Fernande Victoire Cormier, born on 17 November 1888 in Toulon and died on 15 August 1964 in Sanary-sur-Mer, was a French painter.

==Biography==
Born on 17 November 1888 in Toulon, Fernande Cormier studied under Ferdinand Humbert and Émile Renard.
She exhibited from 1913 onwards at the Salon des artistes français in Paris (of which she was a member), winning a silver medal and a travel grant in 1920, at the Salon d'automne from 1919 to 1926 and at the Salon des Tuileries in 1927.

She was second grand prix de Rome in 1919. She also participated in the exhibitions of the Society of Modern Women Artists in 1935-1936 and 1938. She traveled to Fez and exhibited her Moroccan paintings in 1926.

Linked to Provence her native region, she made sets for the foyer of the Toulon Opera: in her painting of the Foyer Campra at the Opera, she depicts Massenet's Poème pastoral with a view of the Siou-Blanc plateau, a mountainous massif in the south-western part of the Var department. The subject, painted around 1922, has a symbolist influence.

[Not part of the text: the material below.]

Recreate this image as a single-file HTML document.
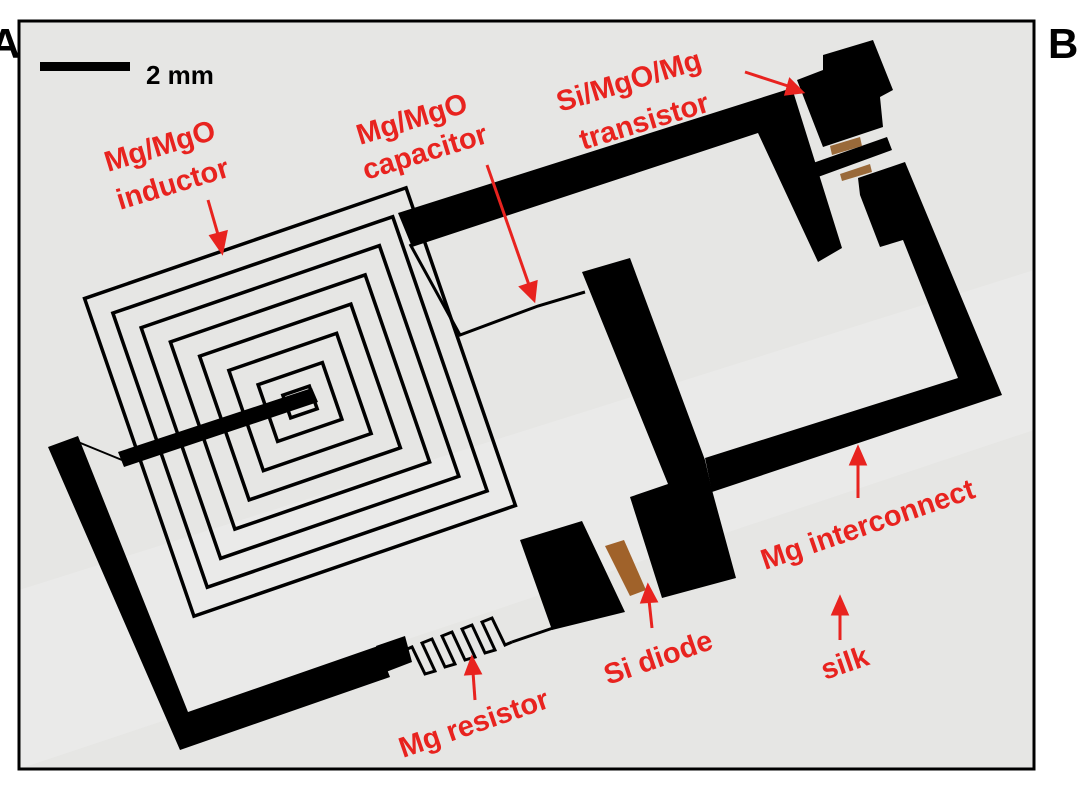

She also made sets for the town hall of Vincennes around 1932–1935.

There is truth and accent in Miss Fernande Cormier's portraits.
— Alfred Louis Edmond Vallette

==List of works==
- Le collier de jasmin, oil on canvas, 64 x 55 cm.
- Le sculpteur, oil on canvas, 135 x 105 cm.
- Les pins, 72 x 85 cm.
- Femme marocaine dans son intérieur
- Bateaux dans la baie, oil on canvas, 43 x 53 cm.
- Le chat qui dort, oil on canvas, 61 × 50 cm, Gray (Haute-Saône), Musée Baron-Martin.
- Café en Sidi Bou Saïd, oil on canvas, 80 x 100 cm.
- Portrait de jeune homme à son bureau, oil on canvas, 80 x 64 cm.